Tonight, he was as blunt as ever as he delivered a fresh warning at a No.10 press conference that felt deliberately designed to startle the public and jolt them out of any complacency. His “do not wreck this now” message was accompanied by some worrying charts showing virus case rates going up, not down, in one in five areas of the UK. This, on the day the R number stayed stubbornly unchanged.

Van-Tam certainly guaranteed headline and front page newspaper coverage with his warnings, not least because he neatly captured fears that the prospect of warm weather this weekend would prompt people to drop their guard. It’s not the rising temperatures outdoors that worry him, it’s the Covid hotspots. “There are still quite a few areas of the UK that are burning quite hot,” as he put it.

The message once again was that even apparently small infractions of the rules, all those “it’s only a one night stay” or “my mum was only in my garden for a few minutes”, add up to a public health risk if replicated across the country. And Van-Tam explicitly warned that the milestones on the PM’s roadmap were in jeopardy. In a nutshell: behave or you’ll have to wait even longer for the pub or hairdresser.

Now it’s worth saying that it’s not entirely clear that the levelling off or the rise in cases in some areas is due to people breaking the rules. There may be other factors such as bosses insisting on people coming into work, or, perish the thought, it may be that new variants are spreading undetected in greater numbers than expected. Maybe the recent freezing cold snap prompted more indoor spread. Another reason may be uneven distribution of vaccination.
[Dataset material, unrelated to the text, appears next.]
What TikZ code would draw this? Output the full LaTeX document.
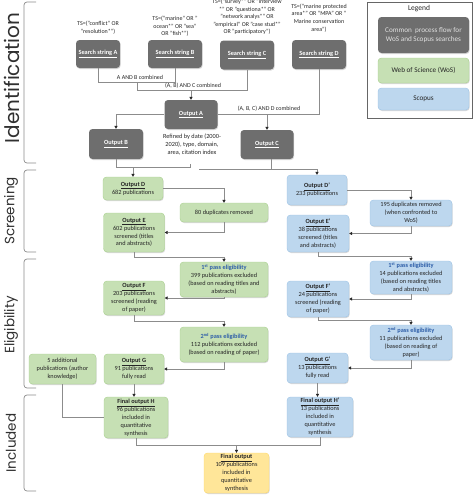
\documentclass[tikz,border=0pt]{standalone}
\usepackage{fontspec}
\setmainfont{Carlito}
\newfontfamily\labfont{Poppins}
\usetikzlibrary{arrows.meta,shadows}
\definecolor{gfill}{HTML}{6E6E6E}
\definecolor{wosfill}{HTML}{C6E0B4}
\definecolor{wosdraw}{HTML}{A9D18E}
\definecolor{scofill}{HTML}{BDD7EE}
\definecolor{scodraw}{HTML}{9DC3E6}
\definecolor{yelfill}{HTML}{FFE699}
\definecolor{yeldraw}{HTML}{FFD966}
\definecolor{txt}{HTML}{262626}
\definecolor{lgray}{HTML}{8C8C8C}
\definecolor{passblue}{HTML}{2E5EA8}
\definecolor{labc}{HTML}{303030}
\begin{document}
\begin{tikzpicture}[x=1pt,y=-1pt,
  base/.style={rounded corners=3.5pt, inner sep=0pt, align=center,
    font=\fontsize{6.3}{7.9}\selectfont,
    drop shadow={shadow xshift=0.7pt, shadow yshift=-1pt, opacity=0.3}},
  graybox/.style={base, fill=gfill, text=white},
  greenbox/.style={base, fill=wosfill, draw=wosdraw, line width=0.4pt, text=txt},
  bluebox/.style={base, fill=scofill, draw=scodraw, line width=0.4pt, text=txt},
  yellowbox/.style={base, fill=yelfill, draw=yeldraw, line width=0.4pt, text=txt},
  ts/.style={inner sep=0pt, align=center, text=txt, font=\fontsize{6}{7.6}\selectfont},
  lbl/.style={inner sep=0pt, align=center, text=txt, font=\fontsize{6}{7.6}\selectfont},
  conn/.style={draw=lgray, line width=0.7pt},
  arr/.style={conn, -{Triangle[length=3pt,width=3.2pt,color=black!85]}},
  brk/.style={draw=lgray, line width=0.7pt, rounded corners=3pt},
  sect/.style={rotate=90, inner sep=0pt, text=labc}
]
\useasboundingbox (0,0) rectangle (474,498);

% ---- section labels and brackets
\node[sect, font=\labfont\fontsize{20}{20}\selectfont] (lid) at (12,78) {Identification};
\node[sect, font=\labfont\fontsize{13.5}{13.5}\selectfont] (lsc) at (11,211) {Screening};
\node[sect, font=\labfont\fontsize{13.5}{13.5}\selectfont] (lel) at (11,325) {Eligibility};
\node[sect, font=\labfont\fontsize{13.5}{13.5}\selectfont] (lin) at (11,443) {Included};
\draw[brk] (36,2) -- (24,2) -- (24,163) -- (36,163);
\draw[brk] (36,170) -- (24,170) -- (24,252) -- (36,252);
\draw[brk] (36,259) -- (24,259) -- (24,388) -- (36,388);
\draw[brk] (36,395) -- (24,395) -- (24,491) -- (36,491);

% ---- legend
\node[draw=black!60, line width=0.6pt, minimum width=105pt, minimum height=116pt, inner sep=0pt] (leg) at (420,60) {};
\node[inner sep=0pt, text=txt, font=\fontsize{7.5}{9}\selectfont] (legt) at (419,9) {Legend};
\node[graybox, minimum width=91pt, minimum height=36pt, font=\fontsize{7.2}{9.5}\selectfont, text=white!88!black] (lgc) at (423.5,35) {Common\ \ process flow for\\WoS and Scopus searches};
\node[greenbox, minimum width=91pt, minimum height=25pt, font=\fontsize{7.2}{9.5}\selectfont] (lgw) at (423.5,70.5) {Web of Science (WoS)};
\node[bluebox, minimum width=91pt, minimum height=22pt, font=\fontsize{7.2}{9.5}\selectfont] (lgs) at (423.5,99) {Scopus};

% ---- identification
\node[ts] (tsa) at (98,28) {TS=("conflict" OR\\"resolution*")};
\node[ts] (tsb) at (175,26.5) {TS=("marine" OR "\\ocean*" OR "sea"\\OR "fish*")};
\node[ts] (tsc) at (247,17) {TS=("survey*" OR "interview\\*" OR "questiona*" OR\\"network analys*" OR\\"empirical" OR "case stud*"\\OR "participatory")};
\node[ts] (tsd) at (319,18) {TS=("marine protected\\area*" OR "MPA" OR "\\Marine conservation\\area")};

\node[graybox, minimum width=44pt, minimum height=28pt] (sa) at (98,54) {\textbf{\underline{Search string A}}};
\node[graybox, minimum width=54pt, minimum height=28pt] (sb) at (175,54) {\textbf{\underline{Search string B}}};
\node[graybox, minimum width=54pt, minimum height=29pt] (sc) at (247,55) {\textbf{\underline{Search string C}}};
\node[graybox, minimum width=54pt, minimum height=29pt] (sd) at (319,54.5) {\textbf{\underline{Search string D}}};

\node[graybox, minimum width=53pt, minimum height=29pt] (oa) at (191,114.5) {\textbf{\underline{Output A}}};
\node[graybox, minimum width=54pt, minimum height=30pt] (ob) at (116,144) {\textbf{\underline{Output B}}};
\node[graybox, minimum width=53pt, minimum height=29pt] (oc) at (267,144.5) {\textbf{\underline{Output C}}};
\node[lbl, font=\fontsize{6.3}{8}\selectfont] (ref) at (192,145) {Refined by date (2000-\\2020), type, domain,\\area, citation index};

\coordinate (ab) at (137,82);
\coordinate (abc) at (137,90);
\draw[conn] (sa.south) -- (sa.south |- ab) -- (sb.south |- ab) -- (sb.south);
\node[lbl] (lab) at (140,77.5) {A AND B combined};
\draw[conn] (ab) -- (abc) -- (sc.south |- abc) -- (sc.south);
\node[lbl] (labc) at (193,86) {(A, B) AND C combined};
\draw[arr] (oa.north |- abc) -- (oa.north);
\draw[conn] (sd.south) |- (oa.east);
\node[lbl] (labcd) at (269,108.5) {(A, B, C) AND D combined};
\draw[arr] (oc.north |- oa.east) -- (oc.north);
\draw[arr] (oa.west) -| (ob.north);

% ---- WoS column
\node[greenbox, minimum width=60pt, minimum height=23pt] (od) at (133,188.5) {\textbf{\underline{Output D}}\\682 publications};
\node[greenbox, minimum width=88pt, minimum height=19pt] (d80) at (224,212.5) {80 duplicates removed};
\node[greenbox, minimum width=61pt, minimum height=39pt] (oe) at (134,232.5) {\textbf{\underline{Output E}}\\602 publications\\screened (titles\\and abstracts)};
\node[greenbox, minimum width=88pt, minimum height=35pt] (p1) at (224,279.5) {{\color{passblue}\textbf{1\textsuperscript{st} pass eligibility}}\\399 publications excluded\\(based on reading titles and\\abstracts)};
\node[greenbox, minimum width=61pt, minimum height=34pt] (of) at (134,298) {\textbf{\underline{Output F}}\\203 publications\\screened (reading\\of paper)};
\node[greenbox, minimum width=88pt, minimum height=35pt] (p2) at (224,344.5) {{\color{passblue}\textbf{2\textsuperscript{nd} pass eligibility}}\\112 publications excluded\\(based on reading of paper)};
\node[greenbox, minimum width=60pt, minimum height=30pt] (og) at (134,369) {\textbf{\underline{Output G}}\\91 publications\\fully read};
\node[greenbox, minimum width=67pt, minimum height=30pt] (ad5) at (62.5,369) {5 additional\\publications (author\\knowledge)};
\node[greenbox, minimum width=64pt, minimum height=41pt] (oh) at (136,417.5) {\textbf{\underline{Final output H}}\\96 publications\\included in\\quantitative\\synthesis};

% ---- Scopus column
\node[bluebox, minimum width=60pt, minimum height=30pt] (odp) at (317,190) {\textbf{\underline{Output D'}}\\233 publications};
\node[bluebox, minimum width=82pt, minimum height=26pt] (d195) at (411,213) {195 duplicates removed\\(when confronted to\\WoS)};
\node[bluebox, minimum width=62pt, minimum height=37pt] (oep) at (318,233.5) {\textbf{\underline{Output E'}}\\38 publications\\screened (titles\\and abstracts)};
\node[bluebox, minimum width=82pt, minimum height=33pt] (p1p) at (411,277.5) {{\color{passblue}\textbf{1\textsuperscript{st} pass eligibility}}\\14 publications excluded\\(based on reading titles\\and abstracts)};
\node[bluebox, minimum width=62pt, minimum height=36pt] (ofp) at (318,299) {\textbf{\underline{Output F'}}\\24 publications\\screened (reading\\of paper)};
\node[bluebox, minimum width=82pt, minimum height=35pt] (p2p) at (411,342.5) {{\color{passblue}\textbf{2\textsuperscript{nd} pass eligibility}}\\11 publications excluded\\(based on reading of\\paper)};
\node[bluebox, minimum width=61pt, minimum height=30pt] (ogp) at (317.5,368) {\textbf{\underline{Output G'}}\\13 publications\\fully read};
\node[bluebox, minimum width=66pt, minimum height=40pt] (ohp) at (320,417) {\textbf{\underline{Final output H'}}\\13 publications\\included in\\quantitative\\synthesis};

\node[yellowbox, minimum width=65pt, minimum height=40pt] (fin) at (236.5,473) {\textbf{\underline{Final output}}\\109 publications\\included in\\quantitative\\synthesis};

% ---- B/C to D/D'
\draw[conn] (ob.south) -- (ob.south |- 0,167) -- (190,167) -- (190,164);
\draw[arr] (od.north |- 0,167) -- (od.north);
\draw[conn] ([xshift=4pt]oc.south) -- ([xshift=4pt]oc.south |- 0,169);
\draw[arr] (199,169) -- (odp.north |- 0,169) -- (odp.north);

% ---- WoS connectors
\draw[arr] (od.east) -| (d80.north);
\draw[arr] (d80.south) |- (oe.east);
\draw[arr] (oe.south) -- (oe.south |- 0,257) -| (p1.north);
\draw[arr] (p1.south) |- (of.east);
\draw[arr] (of.south) -- (of.south |- 0,321) -| (p2.north);
\draw[arr] (p2.south) |- (og.east);
\draw[arr] (og.south) -- (oh.north -| og.south);
\draw[conn] (ad5.south) |- (oh.west);

% ---- Scopus connectors
\draw[arr] (odp.east) -| (d195.north);
\draw[arr] (d195.south) |- (oep.east);
\draw[arr] (oep.south) -- (oep.south |- 0,256) -| (p1p.north);
\draw[arr] (p1p.south) |- (ofp.east);
\draw[arr] (ofp.south) -- (ofp.south |- 0,320.5) -| (p2p.north);
\draw[arr] (p2p.south) |- (ogp.east);
\draw[arr] (ogp.south) -- (ohp.north -| ogp.south);

% ---- final
\draw[conn] (oh.south) -- (oh.south |- 0,445) -- (ohp.south |- 0,445) -- (ohp.south);
\draw[arr] (fin.north |- 0,445) -- (fin.north);
\end{tikzpicture}
\end{document}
Speaking of which, the good news today was that we are back above half a million first doses a day in the vaccine programme. Matt Hancock added that “We’re going to have a bumper March” thanks to new supplies coming on stream (and given the need for all those second doses within 12 weeks of the first, that’s a relief).

The other good news were yet more tentative signs of the “vaccine effect” on hospitalisation and death, with numbers among the older population falling rapidly. Hospitalisations are the lowest for over 4 months, easing pressure on the NHS for all those crucial non-Covid treatments.

But Van-Tam is right that if the cases continue to tick up, then Boris Johnson’s timetable looks less secure. Will April 12 become April 26? Will the promised June 21 now become July 5? After all, the government’s five-week pause between stages allows for exactly that kind of extra delay.

The real problem for the PM is just how variegated the UK map now looks. Hancock again insisted tonight that “the goal is for us all to come out together” yet what if case levels continue to diverge across the nation, and hotspots become hotter while coldspots become colder? Pressure from Tory MPs to have a tiered response (as in Scotland don’t forget) will intensify.

Still, the PM has been pretty firm that tiers are not coming back. Yet if he holds his nerve on that, then his problems could be more difficult than he thinks. If it turns out that more deprived, overcrowded areas are the ones with stubbornly high case rates (and lower vaccination rates), and if the whole country’s unlockdown is dictated by the worst cases, he’s going to have to tackle the thorny issue of income and isolation levels.

With the Budget due next week, normally a chancellor will have signed off all the measures needed by the weekend before. But maybe, just maybe, Rishi Sunak will have to finally agree to a simple salary replacement scheme for people too scared to lose wages. With cases lower overall than a month ago, it may not be as expensive as some in the Treasury suggested.

So, if his roadmap is to stay on track, the PM may have to pay for it in pounds and pence. And that “don’t wreck it now” message from Van-Tam could be as much a message for Sunak and Johnson as it is for the public.